Not long ago, a friend of mine was telling me the story of his father’s acquisition of long-desired handgun. They were in a gun shop and found the exact gun his dad had been wanting for a number of years. The price was right, but the problem was that they were all the way across the state of Texas from their hometown, and if the background check didn’t go through and immediately return an approval, it would require a nine-hour drive back to the shop when the approval finally came through a few days later. His dad was going to pass on the gun because his “instant” background checks seemed to always get delayed, and he wasn’t willing to make the drive again. As a solution, my friend pulled out his Texas concealed carry permit and bought the gun on the spot. Having a carry license negates the need for a background check in most states. After the sale, he handed the gun to his father and his father handed him a check for the price of the gun. In doing that, they both committed a federal felony, as did the dealer who sold it to them and witnessed their private transaction.
My friend was incredulous when I explained to him that, had he bought the gun as a gift for his father, everything would have been legal, but because he was reimbursed for the cost for the gun, the transaction was technically a “straw sale.” My friend, his father and the dealer could be charged with lying in the process of a firearm transaction – the same crime members of the Reese family spent a year and a half in jail over and for which they are still being persecuted. The stated penalty for the crime is up to five years and a $5,000 fine, but if some in Congress get their way, that will move up to a penalty of up to 20 years and $100,000 in fines.
That’s why gun-rights advocates like me are so wary of any new gun laws. Enforcement agencies have demonstrated a marked inclination to use these laws to go after the wrong people, crucifying people who make paperwork errors or technical violations like my friend and his father. The reason they do it is simple: It’s less risky and yields the same results – prosecutions. So the real criminals walk away scot-free or with a slap on the wrist. And it’s important to point out that what is considered a slap on the wrist to a Mexican drug smuggler or an outlaw biker can be a serious, life-altering event for a typical, middle-class American. Had a federal officer witnessed my friend’s transaction, it could have cost thousands of dollars in legal fees and destroyed my friend’s career – he’s a law-enforcement officer himself.
That’s also why you’ll never see me advocating for authorities to “enforce the laws already on the books.” We have too many laws that could easily ensnare people who simply don’t understand what’s legal and what’s not. As noted, my friend is a cop, but he had no idea that buying a gun for his father was illegal.

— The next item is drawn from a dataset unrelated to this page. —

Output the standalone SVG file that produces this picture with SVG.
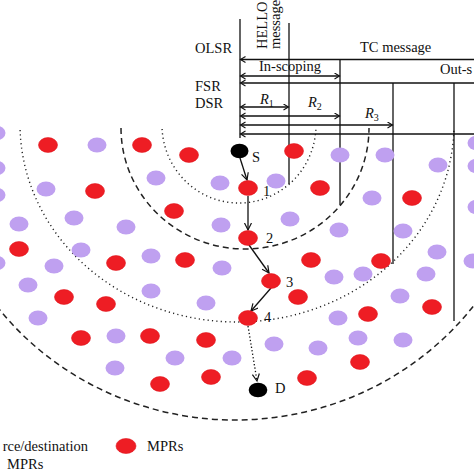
<svg xmlns="http://www.w3.org/2000/svg" width="474" height="474" viewBox="0 0 474 474">
<style>
.t{font-family:"Liberation Serif","Times New Roman",serif;font-size:14.5px;fill:#111}
.i{font-style:italic}
.r{fill:#EE1D24;stroke:#E0141C;stroke-width:0.6}
.p{fill:#BFA0F0}
.k{fill:#000}
.ln{stroke:#111;stroke-width:1.3;fill:none}
.dot{stroke:#222;stroke-width:1.4;fill:none;stroke-dasharray:1.2 3.2}
.dash{stroke:#222;stroke-width:1.5;fill:none;stroke-dasharray:6 4}
</style>
<defs>
<marker id="sa" markerWidth="8" markerHeight="8" refX="5.5" refY="3.5" orient="auto-start-reverse" markerUnits="userSpaceOnUse">
<path d="M0.5,0.5 L5.5,3.5 L0.5,6.5" fill="none" stroke="#111" stroke-width="1.1"/>
</marker>
<marker id="na" markerWidth="10" markerHeight="10" refX="7.5" refY="4" orient="auto" markerUnits="userSpaceOnUse">
<path d="M0.5,0.5 L7.5,4 L0.5,7.5" fill="none" stroke="#111" stroke-width="1.2"/>
</marker>
</defs>
<g id="arcs">
<path class="dot" d="M162.1,129 A77,78 0 0 0 315.9,129"/>
<path class="dash" d="M121,128 A124,121 0 0 0 369,128"/>
<path class="dot" d="M20.1,130 A217,198 0 0 0 453.9,130"/>
<path class="dash" d="M-65,130 A300,290 0 0 0 535,130"/>
</g>
<g id="scale">
<line class="ln" x1="240" y1="19" x2="240" y2="138"/>
<line class="ln" x1="289" y1="23" x2="289" y2="184"/>
<line class="ln" x1="340" y1="60" x2="340" y2="205"/>
<line class="ln" x1="393" y1="83" x2="393" y2="264"/>
<line class="ln" x1="454" y1="83" x2="454" y2="321"/>
<line class="ln" x1="240.5" y1="59.5" x2="474" y2="59.5" marker-start="url(#sa)"/>
<line class="ln" x1="240.5" y1="76" x2="339.5" y2="76" marker-start="url(#sa)" marker-end="url(#sa)"/>
<line class="ln" x1="240.5" y1="83" x2="474" y2="83" marker-start="url(#sa)"/>
<line class="ln" x1="240.5" y1="107" x2="288.5" y2="107" marker-start="url(#sa)" marker-end="url(#sa)"/>
<line class="ln" x1="240.5" y1="116" x2="339.5" y2="116" marker-start="url(#sa)" marker-end="url(#sa)"/>
<line class="ln" x1="240.5" y1="125" x2="392.5" y2="125" marker-start="url(#sa)" marker-end="url(#sa)"/>
<line class="ln" x1="240.5" y1="134" x2="474" y2="134" marker-start="url(#sa)"/>
<text class="t" transform="translate(267,49) rotate(-90)" font-size="14">HELLO</text>
<text class="t" transform="translate(280,49) rotate(-90)" font-size="12.5">message</text>
<text class="t" x="195" y="53">OLSR</text>
<text class="t" x="195" y="91">FSR</text>
<text class="t" x="195" y="108">DSR</text>
<text class="t" x="360" y="52">TC message</text>
<text class="t" x="259" y="71">In-scoping</text>
<text class="t" x="440" y="74">Out-s</text>
<text class="t" x="260" y="104"><tspan class="i">R</tspan><tspan font-size="10" dy="3">1</tspan></text>
<text class="t" x="308" y="107"><tspan class="i">R</tspan><tspan font-size="10" dy="3">2</tspan></text>
<text class="t" x="365" y="118"><tspan class="i">R</tspan><tspan font-size="10" dy="3">3</tspan></text>
</g>
<g id="others">
<ellipse class="r" cx="48" cy="145" rx="9.5" ry="7.4"/>
<ellipse class="r" cx="142" cy="145" rx="9.5" ry="7.4"/>
<ellipse class="r" cx="95" cy="191" rx="9.5" ry="7.4"/>
<ellipse class="r" cx="19" cy="249" rx="9.5" ry="7.4"/>
<ellipse class="r" cx="116" cy="263" rx="9.5" ry="7.4"/>
<ellipse class="r" cx="189" cy="155" rx="9.5" ry="7.4"/>
<ellipse class="r" cx="294" cy="151" rx="9.5" ry="7.4"/>
<ellipse class="r" cx="320" cy="188" rx="9.5" ry="7.4"/>
<ellipse class="r" cx="174" cy="211" rx="9.5" ry="7.4"/>
<ellipse class="r" cx="185" cy="260" rx="9.5" ry="7.4"/>
<ellipse class="r" cx="311" cy="260" rx="9.5" ry="7.4"/>
<ellipse class="r" cx="412" cy="198" rx="9.5" ry="7.4"/>
<ellipse class="r" cx="381" cy="261" rx="9.5" ry="7.4"/>
<ellipse class="r" cx="298" cy="297" rx="9.5" ry="7.4"/>
<ellipse class="r" cx="64" cy="297" rx="9.5" ry="7.4"/>
<ellipse class="r" cx="106" cy="304" rx="9.5" ry="7.4"/>
<ellipse class="r" cx="81" cy="338" rx="9.5" ry="7.4"/>
<ellipse class="r" cx="150" cy="336" rx="9.5" ry="7.4"/>
<ellipse class="r" cx="206" cy="340" rx="9.5" ry="7.4"/>
<ellipse class="r" cx="211" cy="377" rx="9.5" ry="7.4"/>
<ellipse class="r" cx="160" cy="384" rx="9.5" ry="7.4"/>
<ellipse class="r" cx="307" cy="378" rx="9.5" ry="7.4"/>
<ellipse class="r" cx="368" cy="314" rx="9.5" ry="7.4"/>
<ellipse class="r" cx="432" cy="307" rx="9.5" ry="7.4"/>
<ellipse class="r" cx="360" cy="362" rx="9.5" ry="7.4"/>
<ellipse class="p" cx="-4" cy="133" rx="9.5" ry="7.4"/>
<ellipse class="p" cx="97" cy="145" rx="9.5" ry="7.4"/>
<ellipse class="p" cx="-4" cy="168" rx="9.5" ry="7.4"/>
<ellipse class="p" cx="156" cy="178" rx="9.5" ry="7.4"/>
<ellipse class="p" cx="46" cy="189" rx="9.5" ry="7.4"/>
<ellipse class="p" cx="-4" cy="195" rx="9.5" ry="7.4"/>
<ellipse class="p" cx="19" cy="224" rx="9.5" ry="7.4"/>
<ellipse class="p" cx="74" cy="218" rx="9.5" ry="7.4"/>
<ellipse class="p" cx="126" cy="227" rx="9.5" ry="7.4"/>
<ellipse class="p" cx="81" cy="250" rx="9.5" ry="7.4"/>
<ellipse class="p" cx="151" cy="256" rx="9.5" ry="7.4"/>
<ellipse class="p" cx="54" cy="266" rx="9.5" ry="7.4"/>
<ellipse class="p" cx="-4" cy="263" rx="9.5" ry="7.4"/>
<ellipse class="p" cx="220" cy="183" rx="9.5" ry="7.4"/>
<ellipse class="p" cx="276" cy="181" rx="9.5" ry="7.4"/>
<ellipse class="p" cx="221" cy="225" rx="9.5" ry="7.4"/>
<ellipse class="p" cx="290" cy="219" rx="9.5" ry="7.4"/>
<ellipse class="p" cx="222" cy="268" rx="9.5" ry="7.4"/>
<ellipse class="p" cx="340" cy="155" rx="9.5" ry="7.4"/>
<ellipse class="p" cx="385" cy="155" rx="9.5" ry="7.4"/>
<ellipse class="p" cx="438" cy="165" rx="9.5" ry="7.4"/>
<ellipse class="p" cx="477" cy="143" rx="9.5" ry="7.4"/>
<ellipse class="p" cx="477" cy="166" rx="9.5" ry="7.4"/>
<ellipse class="p" cx="372" cy="198" rx="9.5" ry="7.4"/>
<ellipse class="p" cx="477" cy="207" rx="9.5" ry="7.4"/>
<ellipse class="p" cx="339" cy="230" rx="9.5" ry="7.4"/>
<ellipse class="p" cx="403" cy="231" rx="9.5" ry="7.4"/>
<ellipse class="p" cx="437" cy="252" rx="9.5" ry="7.4"/>
<ellipse class="p" cx="473" cy="261" rx="9.5" ry="7.4"/>
<ellipse class="p" cx="334" cy="277" rx="9.5" ry="7.4"/>
<ellipse class="p" cx="363" cy="274" rx="9.5" ry="7.4"/>
<ellipse class="p" cx="426" cy="274" rx="9.5" ry="7.4"/>
<ellipse class="p" cx="400" cy="296" rx="9.5" ry="7.4"/>
<ellipse class="p" cx="28" cy="285" rx="9.5" ry="7.4"/>
<ellipse class="p" cx="151" cy="291" rx="9.5" ry="7.4"/>
<ellipse class="p" cx="206" cy="303" rx="9.5" ry="7.4"/>
<ellipse class="p" cx="38" cy="318" rx="9.5" ry="7.4"/>
<ellipse class="p" cx="116" cy="336" rx="9.5" ry="7.4"/>
<ellipse class="p" cx="115" cy="368" rx="9.5" ry="7.4"/>
<ellipse class="p" cx="175" cy="358" rx="9.5" ry="7.4"/>
<ellipse class="p" cx="232" cy="358" rx="9.5" ry="7.4"/>
<ellipse class="p" cx="274" cy="344" rx="9.5" ry="7.4"/>
<ellipse class="p" cx="318" cy="348" rx="9.5" ry="7.4"/>
<ellipse class="p" cx="338" cy="318" rx="9.5" ry="7.4"/>
<ellipse class="p" cx="358" cy="338" rx="9.5" ry="7.4"/>
<ellipse class="p" cx="403" cy="340" rx="9.5" ry="7.4"/>
</g>
<g id="connectors">
<line class="ln" x1="240" y1="158" x2="247" y2="180" marker-end="url(#na)"/>
<line class="ln" x1="248" y1="196" x2="248" y2="230" marker-end="url(#na)"/>
<line class="ln" x1="249" y1="245" x2="269" y2="273" marker-end="url(#na)"/>
<line class="ln" x1="271" y1="288" x2="251" y2="311" marker-end="url(#na)"/>
<line x1="248" y1="326" x2="257" y2="381" stroke="#111" stroke-width="1.3" stroke-dasharray="1.3 2.2" marker-end="url(#na)"/>
</g>
<g id="node-S"><ellipse class="k" cx="239.5" cy="151" rx="9" ry="7.3"/><text class="t" x="252" y="162">S</text></g>
<g id="node-1"><ellipse class="r" cx="248" cy="188" rx="9.5" ry="7.4"/><text class="t" x="263" y="196">1</text></g>
<g id="node-2"><ellipse class="r" cx="248" cy="238" rx="9.5" ry="7.4"/><text class="t" x="266" y="243">2</text></g>
<g id="node-3"><ellipse class="r" cx="271" cy="281" rx="9.5" ry="7.4"/><text class="t" x="286" y="287">3</text></g>
<g id="node-4"><ellipse class="r" cx="248" cy="318" rx="9.5" ry="7.4"/><text class="t" x="264" y="322">4</text></g>
<g id="node-D"><ellipse class="k" cx="258" cy="390" rx="9.3" ry="7.3"/><text class="t" x="275" y="393">D</text></g>
<g id="legend">
<text class="t" x="88" y="451" text-anchor="end">rce/destination</text>
<text class="t" x="7" y="469">MPRs</text>
<ellipse class="r" cx="126" cy="446" rx="10" ry="7.5"/>
<text class="t" x="147" y="451">MPRs</text>
</g>
</svg>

In her seminal work, “Atlas Shrugged,” Ayn Rand has a political insider explain the inner workings of the legal system to the hero:
“Did you really think we want those laws observed?” said Dr. Ferris. “We want them to be broken. You’d better get it straight that it’s not a bunch of boy scouts you’re up against. … We’re after power and we mean it. … There’s no way to rule innocent men. The only power any government has is the power to crack down on criminals. Well, when there aren’t enough criminals one makes them. One declares so many things to be a crime that it becomes impossible for men to live without breaking laws. Who wants a nation of law-abiding citizens? What’s there in that for anyone? But just pass the kind of laws that can neither be observed nor enforced or objectively interpreted – and you create a nation of law-breakers – and then you cash in on guilt. Now that’s the system, Mr. Reardon, that’s the game, and once you understand it, you’ll be much easier to deal with.”
Rand is often criticized for her cynical take on government, but an examination of the laws on the books and those currently under discussion makes her fictional analysis ring uncomfortably true. Whether an intended goal, or an unintended consequence, government trying to fix social problems with layers of laws yields exactly the world Dr. Ferris describes – a micromanaging government, a criminal public and ever-increasing power of government over the people .
Just driving down the street with a gun in the car creates dozens of unintentional felonies. The federal Gun Free School Zones Act makes it a felony to be in possession of a firearm within 1,000 feet of a school – that’s about two blocks. People with a permit to possess the firearm are exempted from the 1,000-foot rule, but only if the permit is issued by the state they are in at the moment. Permits for other states, even if they’re recognized by the state you’re in, do not qualify you for an exemption. So you can be in full compliance with all state laws regarding possession of the gun, but still violate federal law. The Gun Free School Zones Act is just one example of a law that’s “already on the books” that is thankfully almost never enforced.
Now Congress is looking at criminalizing all private firearm transactions that don’t go through a dealer. They would make felons of lifelong friends who swap guns between themselves without the additional steps of traveling to a licensed firearm dealer or police station, paying a fee and completing several forms, only to then have to wait up to three days for the feds to get around to approving the transfer.
They call it “universal background checks.” I call it criminalizing selling your stuff. Let’s tell Congress to call it dead on arrival.